#### Given request
In the copy, keep every record exact and leave out all images.
BEGIN Provided information
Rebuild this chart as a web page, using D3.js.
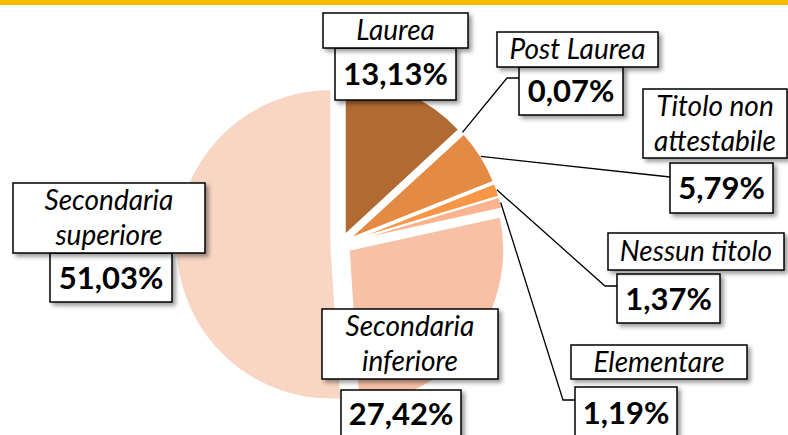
<!DOCTYPE html>
<html>
<head>
<meta charset="utf-8">
<script src="https://cdn.jsdelivr.net/npm/d3@7"></script>
<style>
  body { margin: 0; background: #fff; }
  svg { display: block; font-family: Lato, "Open Sans", sans-serif; }
</style>
</head>
<body>
<div id="chart"></div>
<script>
// data
var categories = ["Laurea", "Post Laurea", "Titolo non attestabile", "Nessun titolo",
                  "Elementare", "Secondaria inferiore", "Secondaria superiore"];
var values = [13.13, 0.07, 5.79, 1.37, 1.19, 27.42, 51.03];
var labelLines = [["Laurea"], ["Post Laurea"], ["Titolo non", "attestabile"], ["Nessun titolo"],
                  ["Elementare"], ["Secondaria", "inferiore"], ["Secondaria", "superiore"]];

var palette = ["#B06A32", "#C8783A", "#E38A44", "#F79646", "#F9B48F", "#F8C1A6", "#F9D5C3"];

// label layout: [x0, y0, x1, y1] boxes and leader waypoints
var labelLayout = [
  {name: [323, 13, 468, 48],  pct: [335, 48, 456, 100]},
  {name: [497, 32, 658, 67],  pct: [519, 67, 623, 115], leader: [[507, 78], [519, 78]]},
  {name: [643, 89, 787, 158], pct: [670, 163, 773, 213], leader: [[670, 177]]},
  {name: [608, 233, 784, 270], pct: [617, 274, 720, 323], leader: [[605, 286], [617, 286]]},
  {name: [571, 345, 747, 379], pct: [575, 387, 677, 442], leader: [[563, 400], [575, 400]],
   pctY: 424},
  {name: [322, 309, 498, 379], pct: [341, 390, 461, 447], pctY: 425},
  {name: [13, 183, 205, 253], pct: [50, 253, 172, 302]}
];

var width = 788, height = 435;
var cx = 341, cy = 244, radius = 155, explode = 10;

var svg = d3.select("#chart")
  .append("svg")
    .attr("width", width)
    .attr("height", height);

var defs = svg.append("defs");
defs.append("filter")
    .attr("id", "shadow")
    .attr("x", "-10%").attr("y", "-10%")
    .attr("width", "130%").attr("height", "140%")
  .append("feDropShadow")
    .attr("dx", 3).attr("dy", 3)
    .attr("stdDeviation", 2)
    .attr("flood-color", "#000")
    .attr("flood-opacity", 0.4);

// top bar
svg.append("rect")
    .attr("x", 0).attr("y", 0)
    .attr("width", width).attr("height", 5)
    .attr("fill", "#F8BC00");

var color = d3.scaleOrdinal().domain(categories).range(palette);

var pie = d3.pie().sort(null).value(function(d, i) { return values[i]; });
var arcs = pie(categories);

var arc = d3.arc().innerRadius(0).outerRadius(radius);

function dir(d) {
  var a = (d.startAngle + d.endAngle) / 2;
  return [Math.sin(a), -Math.cos(a)];
}

var g = svg.append("g")
    .attr("transform", "translate(" + cx + "," + cy + ")");

g.selectAll("path")
  .data(arcs)
  .enter()
  .append("path")
    .attr("transform", function(d) {
      var v = dir(d);
      return "translate(" + (v[0] * explode) + "," + (v[1] * explode) + ")";
    })
    .attr("d", arc)
    .attr("fill", function(d) { return color(d.data); })
    .attr("stroke", "#fff")
    .attr("stroke-width", 1.5);

// leader lines
var line = d3.line();
arcs.forEach(function(d, i) {
  var lay = labelLayout[i];
  if (!lay.leader) return;
  var v = dir(d);
  var start = [cx + v[0] * (radius + explode), cy + v[1] * (radius + explode)];
  svg.append("path")
      .attr("d", line([start].concat(lay.leader)))
      .attr("fill", "none")
      .attr("stroke", "#000")
      .attr("stroke-width", 1.3);
});

var locale = d3.formatLocale({decimal: ",", thousands: ".", grouping: [3], currency: ["", "€"]});
var fmt = locale.format(".2f");

var nameSize = 28, pctSize = 31, lineH = 35;

function box(b) {
  svg.append("rect")
      .attr("x", b[0]).attr("y", b[1])
      .attr("width", b[2] - b[0]).attr("height", b[3] - b[1])
      .attr("fill", "#fff")
      .attr("stroke", "#000")
      .attr("stroke-width", 1.5)
      .attr("filter", "url(#shadow)");
}

labelLayout.forEach(function(lay, i) {
  // percentage box
  box(lay.pct);
  var p = lay.pct;
  svg.append("text")
      .attr("x", (p[0] + p[2]) / 2)
      .attr("y", lay.pctY || (p[1] + p[3]) / 2 + pctSize * 0.36)
      .attr("text-anchor", "middle")
      .attr("font-weight", "bold")
      .attr("font-size", pctSize)
      .attr("fill", "#000")
      .text(fmt(values[i]) + "%");

  // category name box
  box(lay.name);
  var n = lay.name, lines = labelLines[i];
  var mid = (n[1] + n[3]) / 2;
  var y0 = mid - (lines.length - 1) * lineH / 2 + nameSize * 0.34;
  lines.forEach(function(t, k) {
    svg.append("text")
        .attr("x", (n[0] + n[2]) / 2)
        .attr("y", y0 + k * lineH)
        .attr("text-anchor", "middle")
        .attr("font-style", "italic")
        .attr("font-size", nameSize)
        .attr("fill", "#000")
        .text(t);
  });
});
</script>
</body>
</html>
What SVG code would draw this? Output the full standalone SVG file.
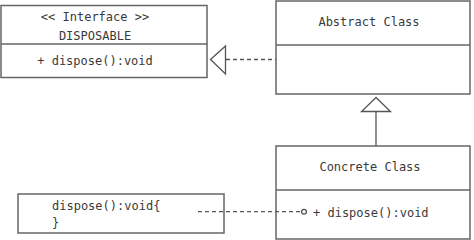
<svg xmlns="http://www.w3.org/2000/svg" width="474" height="240" viewBox="0 0 474 240">
<style>
  .box { fill: #ffffff; stroke: #666666; stroke-width: 1.5; }
  .div { stroke: #666666; stroke-width: 1.5; fill: none; }
  .t { font-family: "DejaVu Sans Mono", "Liberation Mono", monospace; font-size: 12px; fill: #3a3a3a; }
  .dash { stroke: #555555; stroke-width: 1.3; stroke-dasharray: 4 3; fill: none; }
  .solid { stroke: #555555; stroke-width: 1.3; fill: none; }
  .head { fill: #ffffff; stroke: #555555; stroke-width: 1.3; }
</style>
<rect width="474" height="240" fill="#ffffff"/>
<g id="interface">
  <rect class="box" x="1" y="5.5" width="206" height="72"/>
  <line class="div" x1="1" y1="44" x2="207" y2="44"/>
  <text class="t" x="95" y="21" text-anchor="middle">&lt;&lt; Interface &gt;&gt;</text>
  <text class="t" x="95" y="40" text-anchor="middle">DISPOSABLE</text>
  <text class="t" x="95" y="65" text-anchor="middle">+ dispose():void</text>
</g>
<g id="abstract">
  <rect class="box" x="276" y="1" width="194" height="93"/>
  <line class="div" x1="276" y1="45" x2="470" y2="45"/>
  <text class="t" x="369" y="26" text-anchor="middle">Abstract Class</text>
</g>
<g id="concrete">
  <rect class="box" x="276" y="146" width="194" height="93"/>
  <line class="div" x1="276" y1="190" x2="470" y2="190"/>
  <text class="t" x="370" y="171" text-anchor="middle">Concrete Class</text>
  <text class="t" x="313" y="217">+ dispose():void</text>
</g>
<g id="note">
  <rect class="box" x="18" y="194" width="206" height="39"/>
  <text class="t" x="52" y="210">dispose():void{</text>
  <text class="t" x="52" y="227">}</text>
</g>
<g id="connectors">
  <line class="dash" x1="226" y1="59.5" x2="276" y2="59.5"/>
  <polygon class="head" points="210.5,59.5 225.5,46 225.5,74"/>
  <line class="solid" x1="376" y1="111.5" x2="376" y2="146"/>
  <polygon class="head" points="376,97.5 361.5,111.5 390.5,111.5"/>
  <line class="dash" x1="198" y1="211.7" x2="301.5" y2="211.7"/>
  <circle class="head" cx="304" cy="211.7" r="2.4"/>
</g>
</svg>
END Provided information
#### Finished task
Rebuild this chart as a web page, using D3.js.
<!DOCTYPE html>
<html>
<head>
<meta charset="utf-8">
<script src="https://cdn.jsdelivr.net/npm/d3@7"></script>
<style>
  body { margin: 0; background: #fff; }
  svg { display: block; font-family: Lato, "Open Sans", sans-serif; }
</style>
</head>
<body>
<div id="chart"></div>
<script>
// data
var categories = ["Laurea", "Post Laurea", "Titolo non attestabile", "Nessun titolo",
                  "Elementare", "Secondaria inferiore", "Secondaria superiore"];
var values = [13.13, 0.07, 5.79, 1.37, 1.19, 27.42, 51.03];
var labelLines = [["Laurea"], ["Post Laurea"], ["Titolo non", "attestabile"], ["Nessun titolo"],
                  ["Elementare"], ["Secondaria", "inferiore"], ["Secondaria", "superiore"]];

var palette = ["#B06A32", "#C8783A", "#E38A44", "#F79646", "#F9B48F", "#F8C1A6", "#F9D5C3"];

// label layout: [x0, y0, x1, y1] boxes and leader waypoints
var labelLayout = [
  {name: [323, 13, 468, 48],  pct: [335, 48, 456, 100]},
  {name: [497, 32, 658, 67],  pct: [519, 67, 623, 115], leader: [[507, 78], [519, 78]]},
  {name: [643, 89, 787, 158], pct: [670, 163, 773, 213], leader: [[670, 177]]},
  {name: [608, 233, 784, 270], pct: [617, 274, 720, 323], leader: [[605, 286], [617, 286]]},
  {name: [571, 345, 747, 379], pct: [575, 387, 677, 442], leader: [[563, 400], [575, 400]],
   pctY: 424},
  {name: [322, 309, 498, 379], pct: [341, 390, 461, 447], pctY: 425},
  {name: [13, 183, 205, 253], pct: [50, 253, 172, 302]}
];

var width = 788, height = 435;
var cx = 341, cy = 244, radius = 155, explode = 10;

var svg = d3.select("#chart")
  .append("svg")
    .attr("width", width)
    .attr("height", height);

var defs = svg.append("defs");
defs.append("filter")
    .attr("id", "shadow")
    .attr("x", "-10%").attr("y", "-10%")
    .attr("width", "130%").attr("height", "140%")
  .append("feDropShadow")
    .attr("dx", 3).attr("dy", 3)
    .attr("stdDeviation", 2)
    .attr("flood-color", "#000")
    .attr("flood-opacity", 0.4);

// top bar
svg.append("rect")
    .attr("x", 0).attr("y", 0)
    .attr("width", width).attr("height", 5)
    .attr("fill", "#F8BC00");

var color = d3.scaleOrdinal().domain(categories).range(palette);

var pie = d3.pie().sort(null).value(function(d, i) { return values[i]; });
var arcs = pie(categories);

var arc = d3.arc().innerRadius(0).outerRadius(radius);

function dir(d) {
  var a = (d.startAngle + d.endAngle) / 2;
  return [Math.sin(a), -Math.cos(a)];
}

var g = svg.append("g")
    .attr("transform", "translate(" + cx + "," + cy + ")");

g.selectAll("path")
  .data(arcs)
  .enter()
  .append("path")
    .attr("transform", function(d) {
      var v = dir(d);
      return "translate(" + (v[0] * explode) + "," + (v[1] * explode) + ")";
    })
    .attr("d", arc)
    .attr("fill", function(d) { return color(d.data); })
    .attr("stroke", "#fff")
    .attr("stroke-width", 1.5);

// leader lines
var line = d3.line();
arcs.forEach(function(d, i) {
  var lay = labelLayout[i];
  if (!lay.leader) return;
  var v = dir(d);
  var start = [cx + v[0] * (radius + explode), cy + v[1] * (radius + explode)];
  svg.append("path")
      .attr("d", line([start].concat(lay.leader)))
      .attr("fill", "none")
      .attr("stroke", "#000")
      .attr("stroke-width", 1.3);
});

var locale = d3.formatLocale({decimal: ",", thousands: ".", grouping: [3], currency: ["", "€"]});
var fmt = locale.format(".2f");

var nameSize = 28, pctSize = 31, lineH = 35;

function box(b) {
  svg.append("rect")
      .attr("x", b[0]).attr("y", b[1])
      .attr("width", b[2] - b[0]).attr("height", b[3] - b[1])
      .attr("fill", "#fff")
      .attr("stroke", "#000")
      .attr("stroke-width", 1.5)
      .attr("filter", "url(#shadow)");
}

labelLayout.forEach(function(lay, i) {
  // percentage box
  box(lay.pct);
  var p = lay.pct;
  svg.append("text")
      .attr("x", (p[0] + p[2]) / 2)
      .attr("y", lay.pctY || (p[1] + p[3]) / 2 + pctSize * 0.36)
      .attr("text-anchor", "middle")
      .attr("font-weight", "bold")
      .attr("font-size", pctSize)
      .attr("fill", "#000")
      .text(fmt(values[i]) + "%");

  // category name box
  box(lay.name);
  var n = lay.name, lines = labelLines[i];
  var mid = (n[1] + n[3]) / 2;
  var y0 = mid - (lines.length - 1) * lineH / 2 + nameSize * 0.34;
  lines.forEach(function(t, k) {
    svg.append("text")
        .attr("x", (n[0] + n[2]) / 2)
        .attr("y", y0 + k * lineH)
        .attr("text-anchor", "middle")
        .attr("font-style", "italic")
        .attr("font-size", nameSize)
        .attr("fill", "#000")
        .text(t);
  });
});
</script>
</body>
</html>
What SVG code would draw this? Output the full standalone SVG file.
<svg xmlns="http://www.w3.org/2000/svg" width="474" height="240" viewBox="0 0 474 240">
<style>
  .box { fill: #ffffff; stroke: #666666; stroke-width: 1.5; }
  .div { stroke: #666666; stroke-width: 1.5; fill: none; }
  .t { font-family: "DejaVu Sans Mono", "Liberation Mono", monospace; font-size: 12px; fill: #3a3a3a; }
  .dash { stroke: #555555; stroke-width: 1.3; stroke-dasharray: 4 3; fill: none; }
  .solid { stroke: #555555; stroke-width: 1.3; fill: none; }
  .head { fill: #ffffff; stroke: #555555; stroke-width: 1.3; }
</style>
<rect width="474" height="240" fill="#ffffff"/>
<g id="interface">
  <rect class="box" x="1" y="5.5" width="206" height="72"/>
  <line class="div" x1="1" y1="44" x2="207" y2="44"/>
  <text class="t" x="95" y="21" text-anchor="middle">&lt;&lt; Interface &gt;&gt;</text>
  <text class="t" x="95" y="40" text-anchor="middle">DISPOSABLE</text>
  <text class="t" x="95" y="65" text-anchor="middle">+ dispose():void</text>
</g>
<g id="abstract">
  <rect class="box" x="276" y="1" width="194" height="93"/>
  <line class="div" x1="276" y1="45" x2="470" y2="45"/>
  <text class="t" x="369" y="26" text-anchor="middle">Abstract Class</text>
</g>
<g id="concrete">
  <rect class="box" x="276" y="146" width="194" height="93"/>
  <line class="div" x1="276" y1="190" x2="470" y2="190"/>
  <text class="t" x="370" y="171" text-anchor="middle">Concrete Class</text>
  <text class="t" x="313" y="217">+ dispose():void</text>
</g>
<g id="note">
  <rect class="box" x="18" y="194" width="206" height="39"/>
  <text class="t" x="52" y="210">dispose():void{</text>
  <text class="t" x="52" y="227">}</text>
</g>
<g id="connectors">
  <line class="dash" x1="226" y1="59.5" x2="276" y2="59.5"/>
  <polygon class="head" points="210.5,59.5 225.5,46 225.5,74"/>
  <line class="solid" x1="376" y1="111.5" x2="376" y2="146"/>
  <polygon class="head" points="376,97.5 361.5,111.5 390.5,111.5"/>
  <line class="dash" x1="198" y1="211.7" x2="301.5" y2="211.7"/>
  <circle class="head" cx="304" cy="211.7" r="2.4"/>
</g>
</svg>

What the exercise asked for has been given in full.